For $v$: $1/2 + 3/2 = 4/2 = 2$. So, $v^2$.
The new expression is $uv^2$. Much simpler!

5. **Putting It All Together and Solving the Problem!**
Now we can set up our new integral in the u-v plane:
$\iint_{R'} (\text{new integrand}) \cdot (\text{stretching factor}) \, du \, dv$
$= \int_{v=1}^{v=4} \int_{u=1}^{u=3} (uv^2) \cdot \left(\frac{1}{2u}\right) \, du \, dv$
Look, the $u$ on the top and the $u$ on the bottom cancel out!
$= \int_{v=1}^{v=4} \int_{u=1}^{u=3} \frac{1}{2} v^2 \, du \, dv$
First, let's do the inside integral with respect to $u$. Remember, $v$ is like a constant here:
$\int_{u=1}^{u=3} \frac{1}{2} v^2 \, du = \left[ \frac{1}{2} v^2 u \right]_{u=1}^{u=3}$
$= \left( \frac{1}{2} v^2 \cdot 3 \right) - \left( \frac{1}{2} v^2 \cdot 1 \right)$
$= \frac{3}{2} v^2 - \frac{1}{2} v^2 = \frac{2}{2} v^2 = v^2$.
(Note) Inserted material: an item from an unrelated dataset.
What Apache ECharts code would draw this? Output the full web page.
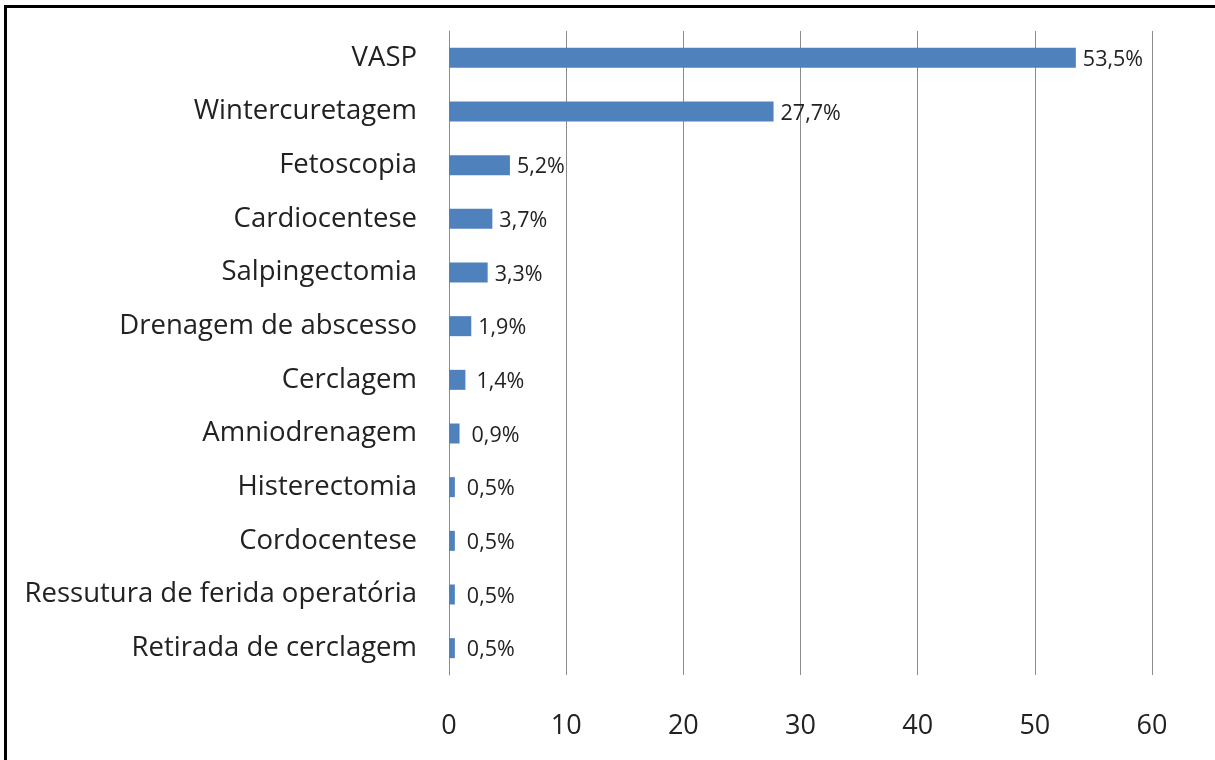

Now, let's do the outside integral with respect to $v$:
$\int_{v=1}^{v=4} v^2 \, dv = \left[ \frac{v^3}{3} \right]_{v=1}^{v=4}$
$= \left( \frac{4^3}{3} \right) - \left( \frac{1^3}{3} \right)$
$= \frac{64}{3} - \frac{1}{3} = \frac{63}{3} = 21$.

And there you have it! The answer is 21. It was like taking a messy picture and putting it on a neat, grid-paper map to figure out its area!